● **Records excerpted from a collection**
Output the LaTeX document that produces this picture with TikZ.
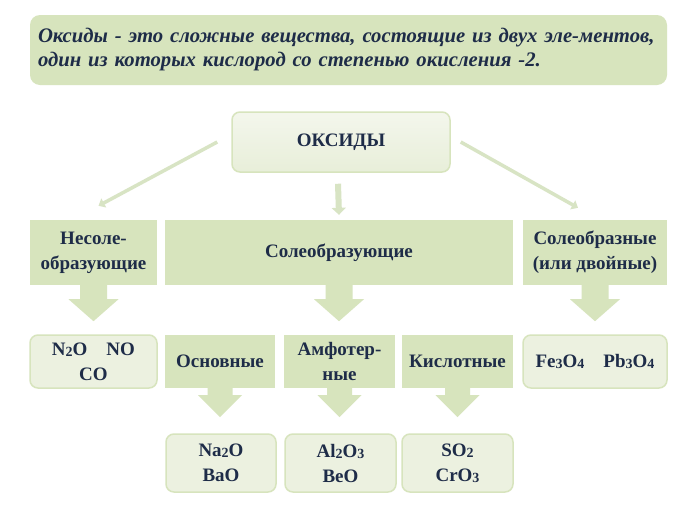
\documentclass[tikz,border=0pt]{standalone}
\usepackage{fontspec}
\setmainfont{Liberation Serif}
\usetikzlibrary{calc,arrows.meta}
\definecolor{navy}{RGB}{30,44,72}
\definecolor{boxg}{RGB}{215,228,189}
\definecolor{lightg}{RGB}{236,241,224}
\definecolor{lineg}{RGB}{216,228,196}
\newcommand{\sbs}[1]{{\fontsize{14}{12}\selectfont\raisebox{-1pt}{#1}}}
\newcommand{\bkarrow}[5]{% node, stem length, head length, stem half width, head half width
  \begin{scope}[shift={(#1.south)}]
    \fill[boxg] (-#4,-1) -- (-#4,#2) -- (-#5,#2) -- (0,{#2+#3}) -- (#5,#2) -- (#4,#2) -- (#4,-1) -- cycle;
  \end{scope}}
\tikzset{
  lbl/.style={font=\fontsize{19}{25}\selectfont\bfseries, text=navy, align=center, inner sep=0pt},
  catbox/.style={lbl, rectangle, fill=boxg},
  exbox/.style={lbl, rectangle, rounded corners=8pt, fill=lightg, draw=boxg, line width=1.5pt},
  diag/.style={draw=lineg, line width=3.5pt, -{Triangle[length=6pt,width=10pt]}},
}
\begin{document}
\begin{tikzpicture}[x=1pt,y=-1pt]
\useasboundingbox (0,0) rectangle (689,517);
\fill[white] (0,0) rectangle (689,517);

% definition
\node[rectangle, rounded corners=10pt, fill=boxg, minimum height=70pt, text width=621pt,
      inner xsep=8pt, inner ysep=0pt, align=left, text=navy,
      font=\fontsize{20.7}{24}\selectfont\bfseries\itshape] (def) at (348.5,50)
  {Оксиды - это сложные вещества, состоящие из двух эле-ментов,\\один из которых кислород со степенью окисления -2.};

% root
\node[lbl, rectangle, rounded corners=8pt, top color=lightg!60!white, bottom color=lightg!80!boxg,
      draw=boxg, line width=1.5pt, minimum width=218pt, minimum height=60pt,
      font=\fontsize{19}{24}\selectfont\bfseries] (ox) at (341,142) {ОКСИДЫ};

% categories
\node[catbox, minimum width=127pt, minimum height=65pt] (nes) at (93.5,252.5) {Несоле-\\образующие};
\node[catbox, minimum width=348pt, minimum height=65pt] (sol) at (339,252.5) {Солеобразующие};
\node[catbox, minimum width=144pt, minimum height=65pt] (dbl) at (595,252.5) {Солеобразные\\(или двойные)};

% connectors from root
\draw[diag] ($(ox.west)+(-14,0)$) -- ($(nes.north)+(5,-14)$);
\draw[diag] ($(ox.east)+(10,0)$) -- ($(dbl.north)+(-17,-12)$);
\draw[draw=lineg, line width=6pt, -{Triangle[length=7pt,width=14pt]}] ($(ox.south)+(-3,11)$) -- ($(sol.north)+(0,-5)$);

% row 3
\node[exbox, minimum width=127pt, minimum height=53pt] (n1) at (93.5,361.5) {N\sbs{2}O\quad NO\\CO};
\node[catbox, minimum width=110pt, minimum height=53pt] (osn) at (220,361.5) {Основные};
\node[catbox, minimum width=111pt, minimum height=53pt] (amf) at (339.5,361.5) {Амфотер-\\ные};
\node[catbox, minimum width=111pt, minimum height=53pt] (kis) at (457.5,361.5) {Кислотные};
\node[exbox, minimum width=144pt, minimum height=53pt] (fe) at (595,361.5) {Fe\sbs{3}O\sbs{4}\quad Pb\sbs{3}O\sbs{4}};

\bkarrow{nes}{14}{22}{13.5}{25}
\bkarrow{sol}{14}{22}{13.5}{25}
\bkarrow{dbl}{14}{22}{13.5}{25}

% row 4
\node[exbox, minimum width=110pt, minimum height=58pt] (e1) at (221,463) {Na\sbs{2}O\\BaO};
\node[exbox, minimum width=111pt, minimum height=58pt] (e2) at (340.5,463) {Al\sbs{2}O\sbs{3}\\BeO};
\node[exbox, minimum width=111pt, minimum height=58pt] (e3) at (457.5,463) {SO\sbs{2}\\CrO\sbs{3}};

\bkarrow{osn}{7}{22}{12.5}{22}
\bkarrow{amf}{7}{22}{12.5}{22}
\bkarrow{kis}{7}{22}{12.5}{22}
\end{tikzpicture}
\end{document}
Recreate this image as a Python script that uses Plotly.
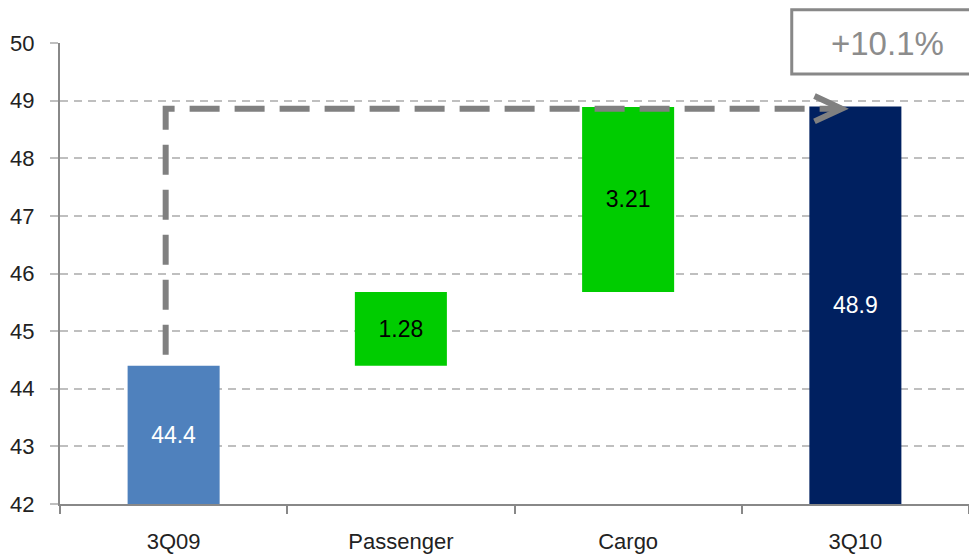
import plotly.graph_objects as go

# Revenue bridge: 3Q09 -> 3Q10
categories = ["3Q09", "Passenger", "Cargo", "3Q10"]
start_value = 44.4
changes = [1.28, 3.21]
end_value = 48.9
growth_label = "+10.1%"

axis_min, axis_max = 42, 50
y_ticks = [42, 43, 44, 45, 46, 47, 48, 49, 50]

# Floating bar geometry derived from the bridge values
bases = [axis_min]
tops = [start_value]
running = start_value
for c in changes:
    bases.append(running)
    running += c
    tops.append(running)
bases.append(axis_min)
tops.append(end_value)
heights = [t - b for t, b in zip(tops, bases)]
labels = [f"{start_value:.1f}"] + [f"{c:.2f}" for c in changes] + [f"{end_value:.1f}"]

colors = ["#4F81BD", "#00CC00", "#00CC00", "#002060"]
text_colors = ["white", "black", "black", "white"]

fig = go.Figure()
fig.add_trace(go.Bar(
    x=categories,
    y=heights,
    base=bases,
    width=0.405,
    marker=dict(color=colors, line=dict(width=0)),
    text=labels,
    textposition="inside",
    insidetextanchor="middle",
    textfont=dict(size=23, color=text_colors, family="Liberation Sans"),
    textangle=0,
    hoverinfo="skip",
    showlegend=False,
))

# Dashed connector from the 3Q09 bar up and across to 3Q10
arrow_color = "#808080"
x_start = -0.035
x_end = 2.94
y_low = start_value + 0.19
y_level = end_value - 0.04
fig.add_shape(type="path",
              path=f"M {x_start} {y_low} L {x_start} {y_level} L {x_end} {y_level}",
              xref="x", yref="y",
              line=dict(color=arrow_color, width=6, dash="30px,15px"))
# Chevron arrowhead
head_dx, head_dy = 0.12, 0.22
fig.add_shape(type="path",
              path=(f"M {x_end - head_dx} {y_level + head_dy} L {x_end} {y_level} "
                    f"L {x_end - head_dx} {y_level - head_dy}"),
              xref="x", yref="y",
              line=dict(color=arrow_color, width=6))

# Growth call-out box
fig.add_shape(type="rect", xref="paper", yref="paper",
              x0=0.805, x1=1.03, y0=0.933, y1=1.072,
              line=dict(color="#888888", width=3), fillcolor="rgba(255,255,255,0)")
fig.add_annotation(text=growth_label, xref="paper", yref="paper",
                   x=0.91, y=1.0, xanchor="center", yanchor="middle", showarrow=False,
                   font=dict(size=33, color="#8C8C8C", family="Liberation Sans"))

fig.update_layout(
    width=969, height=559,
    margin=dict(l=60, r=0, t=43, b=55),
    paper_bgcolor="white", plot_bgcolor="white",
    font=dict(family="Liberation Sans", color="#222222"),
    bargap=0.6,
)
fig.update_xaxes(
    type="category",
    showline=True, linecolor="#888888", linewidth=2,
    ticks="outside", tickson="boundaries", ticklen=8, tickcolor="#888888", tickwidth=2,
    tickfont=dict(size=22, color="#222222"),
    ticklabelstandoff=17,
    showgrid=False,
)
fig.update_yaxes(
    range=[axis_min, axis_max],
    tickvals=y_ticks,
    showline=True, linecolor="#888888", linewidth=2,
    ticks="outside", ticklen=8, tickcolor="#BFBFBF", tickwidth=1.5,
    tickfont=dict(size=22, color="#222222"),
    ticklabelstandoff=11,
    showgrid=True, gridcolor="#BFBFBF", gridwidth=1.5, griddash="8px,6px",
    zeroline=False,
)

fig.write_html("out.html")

● **What is expected**
Restate word for word every line from the top of the entries above to the line with "- это сложные", inclusive, and skip any pictures.

● **Result of the task**
Output the LaTeX document that produces this picture with TikZ.
\documentclass[tikz,border=0pt]{standalone}
\usepackage{fontspec}
\setmainfont{Liberation Serif}
\usetikzlibrary{calc,arrows.meta}
\definecolor{navy}{RGB}{30,44,72}
\definecolor{boxg}{RGB}{215,228,189}
\definecolor{lightg}{RGB}{236,241,224}
\definecolor{lineg}{RGB}{216,228,196}
\newcommand{\sbs}[1]{{\fontsize{14}{12}\selectfont\raisebox{-1pt}{#1}}}
\newcommand{\bkarrow}[5]{% node, stem length, head length, stem half width, head half width
  \begin{scope}[shift={(#1.south)}]
    \fill[boxg] (-#4,-1) -- (-#4,#2) -- (-#5,#2) -- (0,{#2+#3}) -- (#5,#2) -- (#4,#2) -- (#4,-1) -- cycle;
  \end{scope}}
\tikzset{
  lbl/.style={font=\fontsize{19}{25}\selectfont\bfseries, text=navy, align=center, inner sep=0pt},
  catbox/.style={lbl, rectangle, fill=boxg},
  exbox/.style={lbl, rectangle, rounded corners=8pt, fill=lightg, draw=boxg, line width=1.5pt},
  diag/.style={draw=lineg, line width=3.5pt, -{Triangle[length=6pt,width=10pt]}},
}
\begin{document}
\begin{tikzpicture}[x=1pt,y=-1pt]
\useasboundingbox (0,0) rectangle (689,517);
\fill[white] (0,0) rectangle (689,517);

% definition
\node[rectangle, rounded corners=10pt, fill=boxg, minimum height=70pt, text width=621pt,
      inner xsep=8pt, inner ysep=0pt, align=left, text=navy,
      font=\fontsize{20.7}{24}\selectfont\bfseries\itshape] (def) at (348.5,50)
  {Оксиды - это сложные вещества, состоящие из двух эле-ментов,\\один из которых кислород со степенью окисления -2.};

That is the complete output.